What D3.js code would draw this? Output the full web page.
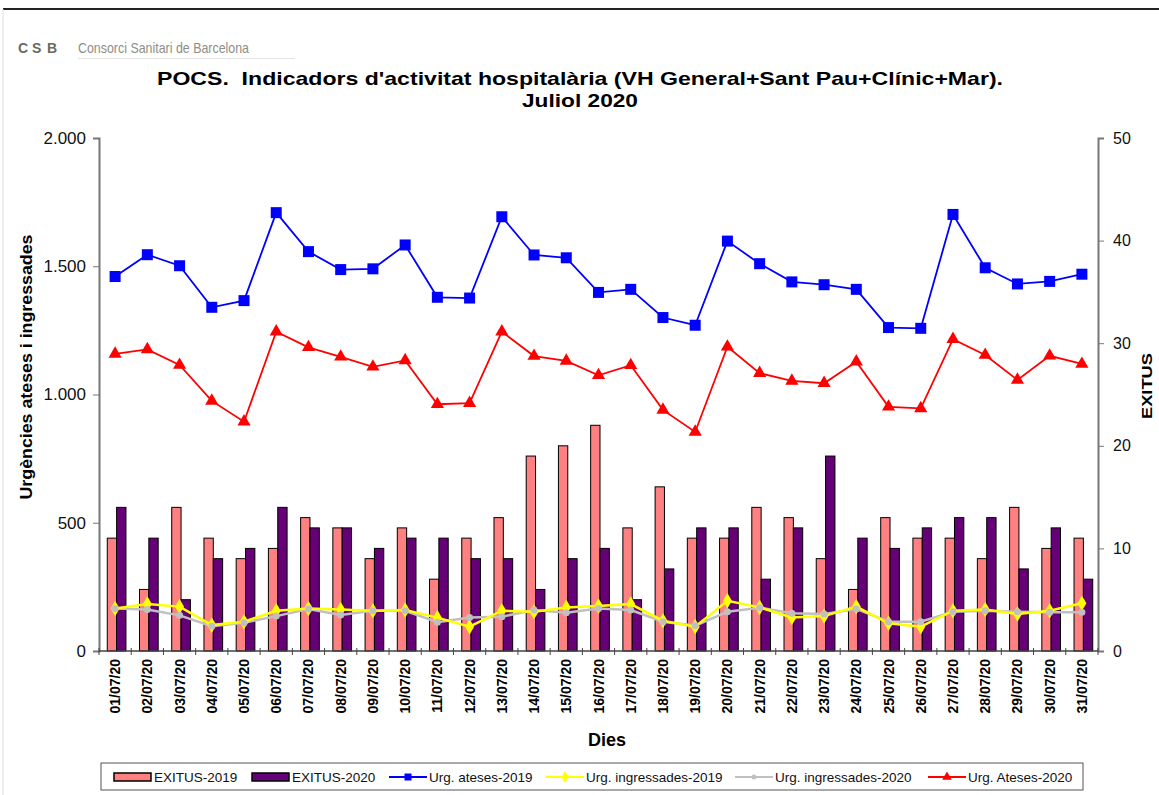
<!DOCTYPE html>
<html><head><meta charset="utf-8">
<script src="https://cdn.jsdelivr.net/npm/d3@7"></script>
<style>body{margin:0;background:#fff}svg{display:block}text{font-family:"Liberation Sans",Arial,sans-serif}</style>
</head><body>
<svg id="c" width="1159" height="795"></svg>
<script>
const days = ["01/07/20","02/07/20","03/07/20","04/07/20","05/07/20","06/07/20","07/07/20","08/07/20","09/07/20","10/07/20","11/07/20","12/07/20","13/07/20","14/07/20","15/07/20","16/07/20","17/07/20","18/07/20","19/07/20","20/07/20","21/07/20","22/07/20","23/07/20","24/07/20","25/07/20","26/07/20","27/07/20","28/07/20","29/07/20","30/07/20","31/07/20"];
const exitus2019 = [11,6,14,11,9,10,13,12,9,12,7,11,13,19,20,22,12,16,11,11,14,13,9,6,13,11,11,9,14,10,11];
const exitus2020 = [14,11,5,9,10,14,12,12,10,11,11,9,9,6,9,10,5,8,12,12,7,12,19,11,10,12,13,13,8,12,7];
const urgAteses2019 = [1460,1545,1502,1340,1366,1709,1557,1487,1490,1583,1379,1376,1693,1544,1533,1398,1410,1300,1270,1598,1510,1439,1428,1410,1261,1258,1702,1494,1431,1441,1469];
const urgIngressades2019 = [166,183,173,101,114,157,166,162,157,160,130,95,157,153,170,175,183,118,95,196,170,131,136,173,108,95,157,162,144,157,186];
const urgIngressades2020 = [166,162,139,97,110,136,164,140,157,157,112,131,134,160,149,166,160,114,99,153,169,147,144,164,114,114,153,157,153,151,151];
const urgAteses2020 = [1158,1176,1115,975,894,1245,1184,1147,1108,1133,962,966,1245,1150,1131,1075,1114,940,854,1186,1083,1053,1044,1128,952,946,1216,1154,1057,1151,1119];
const leftTicks = [0,500,1000,1500,2000];
const rightTicks = [0,10,20,30,40,50];

const svg = d3.select("#c");
const L = 99, R = 1098, T = 138, B = 651;
const x = d3.scaleBand().domain(days).range([L, R]);
const yL = d3.scaleLinear().domain([0, 2000]).range([B, T]);
const yR = d3.scaleLinear().domain([0, 50]).range([B, T]);
const loc = d3.formatLocale({decimal: ",", thousands: ".", grouping: [3], currency: ["", "€"]});
const fmt = loc.format(",");

// frame lines
svg.append("line").attr("x1", 3).attr("x2", 1159).attr("y1", 9).attr("y2", 9).attr("stroke", "#222").attr("stroke-width", 2);
svg.append("line").attr("x1", 3).attr("x2", 3).attr("y1", 9).attr("y2", 795).attr("stroke", "#ddd").attr("stroke-width", 1);

// logo
const logo = svg.append("g");
[["C", 18], ["S", 32], ["B", 47]].forEach(([t, lx]) => {
  logo.append("text").attr("x", lx).attr("y", 53).attr("font-size", 14).attr("font-weight", "bold").attr("fill", "#6a6a5e").text(t);
});
logo.append("text").attr("x", 78).attr("y", 53).attr("font-size", 15).attr("fill", "#8e8e86")
  .attr("textLength", 171).attr("lengthAdjust", "spacingAndGlyphs").text("Consorci Sanitari de Barcelona");
logo.append("line").attr("x1", 78).attr("x2", 295).attr("y1", 58.5).attr("y2", 58.5).attr("stroke", "#e4e4e4");

// title
svg.append("text").attr("x", 157).attr("y", 85).attr("font-size", 19).attr("font-weight", "bold")
  .attr("textLength", 846).attr("lengthAdjust", "spacingAndGlyphs")
  .style("white-space", "pre").text("POCS.  Indicadors d'activitat hospitalària (VH General+Sant Pau+Clínic+Mar).");
svg.append("text").attr("x", 522).attr("y", 107).attr("font-size", 19).attr("font-weight", "bold")
  .attr("textLength", 116).attr("lengthAdjust", "spacingAndGlyphs").text("Juliol 2020");

// bars
const bw = x.bandwidth() * 0.29;
const g = svg.append("g");
days.forEach((d, i) => {
  const cx = x(d) + x.bandwidth() / 2 + 1.5;
  g.append("rect").attr("x", cx - bw).attr("y", yR(exitus2019[i])).attr("width", bw).attr("height", yR(0) - yR(exitus2019[i]))
    .attr("fill", "#ff8080").attr("stroke", "#000").attr("stroke-width", 1);
  g.append("rect").attr("x", cx).attr("y", yR(exitus2020[i])).attr("width", bw).attr("height", yR(0) - yR(exitus2020[i]))
    .attr("fill", "#660077").attr("stroke", "#000").attr("stroke-width", 1);
});

// axes
const axL = svg.append("g").attr("transform", `translate(${L},0)`)
  .call(d3.axisLeft(yL).tickValues(leftTicks).tickFormat(fmt).tickSize(6).tickPadding(7));
axL.selectAll("text").attr("font-size", 17).attr("fill", "#111");
axL.select(".domain").attr("stroke", "#777").attr("stroke-width", 2);
axL.selectAll(".tick line").attr("stroke", "#777");
const axR = svg.append("g").attr("transform", `translate(${R},0)`)
  .call(d3.axisRight(yR).tickValues(rightTicks).tickSize(6).tickPadding(9));
axR.selectAll("text").attr("font-size", 16).attr("fill", "#111");
axR.select(".domain").attr("stroke", "#777").attr("stroke-width", 2);
axR.selectAll(".tick line").attr("stroke", "#777");

const axB = svg.append("g").attr("transform", `translate(0,${B})`);
axB.append("line").attr("x1", L).attr("x2", R).attr("stroke", "#444").attr("stroke-width", 1.5);
axB.selectAll(".tk").data(days.concat(["_end"])).join("line")
  .attr("x1", (d, i) => i < days.length ? x(d) : R).attr("x2", (d, i) => i < days.length ? x(d) : R)
  .attr("y1", -3).attr("y2", 4).attr("stroke", "#444");
axB.selectAll(".lb").data(days).join("text")
  .attr("transform", d => `translate(${x(d) + x.bandwidth() / 2 + 5},8) rotate(-90)`)
  .attr("text-anchor", "end").attr("font-size", 14).attr("font-weight", "bold").text(d => d);

// lines
const cxOf = i => x(days[i]) + x.bandwidth() / 2;
function series(vals, color, width) {
  const line = d3.line().x((v, i) => cxOf(i)).y(v => yL(v));
  svg.append("path").datum(vals).attr("d", line).attr("fill", "none").attr("stroke", color).attr("stroke-width", width);
}
series(urgIngressades2020, "#c0c0c0", 2.5);
series(urgIngressades2019, "#ffff00", 2.5);
series(urgAteses2019, "#0000ff", 1.8);
series(urgAteses2020, "#ff0000", 1.8);
svg.append("g").selectAll("path").data(urgIngressades2019).join("path")
  .attr("d", d3.symbol(d3.symbolDiamond, 70)).attr("transform", (v, i) => `translate(${cxOf(i)},${yL(v)})`).attr("fill", "#ffff00");
svg.append("g").selectAll("circle").data(urgIngressades2020).join("circle")
  .attr("cx", (v, i) => cxOf(i)).attr("cy", v => yL(v)).attr("r", 3.5).attr("fill", "#c0c0c0");
svg.append("g").selectAll("rect").data(urgAteses2019).join("rect")
  .attr("x", (v, i) => cxOf(i) - 5.5).attr("y", v => yL(v) - 5.5).attr("width", 11).attr("height", 11).attr("fill", "#0000ff");
svg.append("g").selectAll("path").data(urgAteses2020).join("path")
  .attr("d", d3.symbol(d3.symbolTriangle, 75)).attr("transform", (v, i) => `translate(${cxOf(i)},${yL(v)})`).attr("fill", "#ff0000");

// axis titles
svg.append("text").attr("transform", "translate(32,367) rotate(-90)").attr("text-anchor", "middle")
  .attr("font-size", 17).attr("font-weight", "bold").attr("textLength", 265).attr("lengthAdjust", "spacingAndGlyphs")
  .text("Urgències ateses i ingressades");
svg.append("text").attr("transform", "translate(1152,386) rotate(-90)").attr("text-anchor", "middle")
  .attr("font-size", 14).attr("font-weight", "bold").attr("textLength", 66).attr("lengthAdjust", "spacingAndGlyphs").text("EXITUS");
svg.append("text").attr("x", 607).attr("y", 746).attr("text-anchor", "middle").attr("font-size", 18).attr("font-weight", "bold").text("Dies");

// legend
const leg = svg.append("g");
leg.append("rect").attr("x", 101).attr("y", 763).attr("width", 982).attr("height", 27).attr("fill", "#fff").attr("stroke", "#555");
const ly = 777;
const legItems = [
  {t: "EXITUS-2019", k: "bar", c: "#ff8080", x: 114},
  {t: "EXITUS-2020", k: "bar", c: "#660077", x: 252},
  {t: "Urg. ateses-2019", k: "sq", c: "#0000ff", x: 389},
  {t: "Urg. ingressades-2019", k: "dia", c: "#ffff00", x: 546},
  {t: "Urg. ingressades-2020", k: "cir", c: "#c0c0c0", x: 735},
  {t: "Urg. Ateses-2020", k: "tri", c: "#ff0000", x: 928}
];
legItems.forEach(it => {
  if (it.k === "bar") {
    leg.append("rect").attr("x", it.x).attr("y", ly - 4).attr("width", 37).attr("height", 8).attr("fill", it.c).attr("stroke", "#000").attr("stroke-width", 1.5);
  } else {
    leg.append("line").attr("x1", it.x).attr("x2", it.x + 38).attr("y1", ly).attr("y2", ly).attr("stroke", it.c).attr("stroke-width", 2);
    const m = it.x + 19;
    if (it.k === "sq") leg.append("rect").attr("x", m - 3.5).attr("y", ly - 3.5).attr("width", 7).attr("height", 7).attr("fill", it.c);
    if (it.k === "dia") leg.append("path").attr("d", d3.symbol(d3.symbolDiamond, 40)).attr("transform", `translate(${m},${ly})`).attr("fill", it.c);
    if (it.k === "cir") leg.append("circle").attr("cx", m).attr("cy", ly).attr("r", 2.5).attr("fill", it.c);
    if (it.k === "tri") leg.append("path").attr("d", d3.symbol(d3.symbolTriangle, 40)).attr("transform", `translate(${m},${ly})`).attr("fill", it.c);
  }
  leg.append("text").attr("x", it.x + 40).attr("y", ly + 4.5).attr("font-size", 13.5).attr("fill", "#111").text(it.t);
});
</script>
</body></html>
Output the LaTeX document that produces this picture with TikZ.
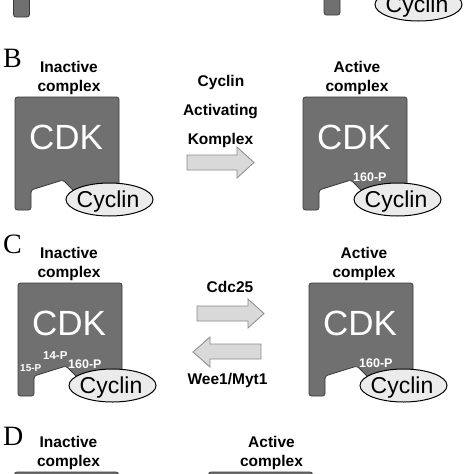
▬▬▬▬▬▬▬▬▬▬
Every line from the top of the material above through the line with "const rightTicks = [0,10,20,30,40,50];" should be duplicated exactly, please; leave out the pictures.

▶ [EXPECTED ANSWER]
What D3.js code would draw this? Output the full web page.
<!DOCTYPE html>
<html><head><meta charset="utf-8">
<script src="https://cdn.jsdelivr.net/npm/d3@7"></script>
<style>body{margin:0;background:#fff}svg{display:block}text{font-family:"Liberation Sans",Arial,sans-serif}</style>
</head><body>
<svg id="c" width="1159" height="795"></svg>
<script>
const days = ["01/07/20","02/07/20","03/07/20","04/07/20","05/07/20","06/07/20","07/07/20","08/07/20","09/07/20","10/07/20","11/07/20","12/07/20","13/07/20","14/07/20","15/07/20","16/07/20","17/07/20","18/07/20","19/07/20","20/07/20","21/07/20","22/07/20","23/07/20","24/07/20","25/07/20","26/07/20","27/07/20","28/07/20","29/07/20","30/07/20","31/07/20"];
const exitus2019 = [11,6,14,11,9,10,13,12,9,12,7,11,13,19,20,22,12,16,11,11,14,13,9,6,13,11,11,9,14,10,11];
const exitus2020 = [14,11,5,9,10,14,12,12,10,11,11,9,9,6,9,10,5,8,12,12,7,12,19,11,10,12,13,13,8,12,7];
const urgAteses2019 = [1460,1545,1502,1340,1366,1709,1557,1487,1490,1583,1379,1376,1693,1544,1533,1398,1410,1300,1270,1598,1510,1439,1428,1410,1261,1258,1702,1494,1431,1441,1469];
const urgIngressades2019 = [166,183,173,101,114,157,166,162,157,160,130,95,157,153,170,175,183,118,95,196,170,131,136,173,108,95,157,162,144,157,186];
const urgIngressades2020 = [166,162,139,97,110,136,164,140,157,157,112,131,134,160,149,166,160,114,99,153,169,147,144,164,114,114,153,157,153,151,151];
const urgAteses2020 = [1158,1176,1115,975,894,1245,1184,1147,1108,1133,962,966,1245,1150,1131,1075,1114,940,854,1186,1083,1053,1044,1128,952,946,1216,1154,1057,1151,1119];
const leftTicks = [0,500,1000,1500,2000];
const rightTicks = [0,10,20,30,40,50];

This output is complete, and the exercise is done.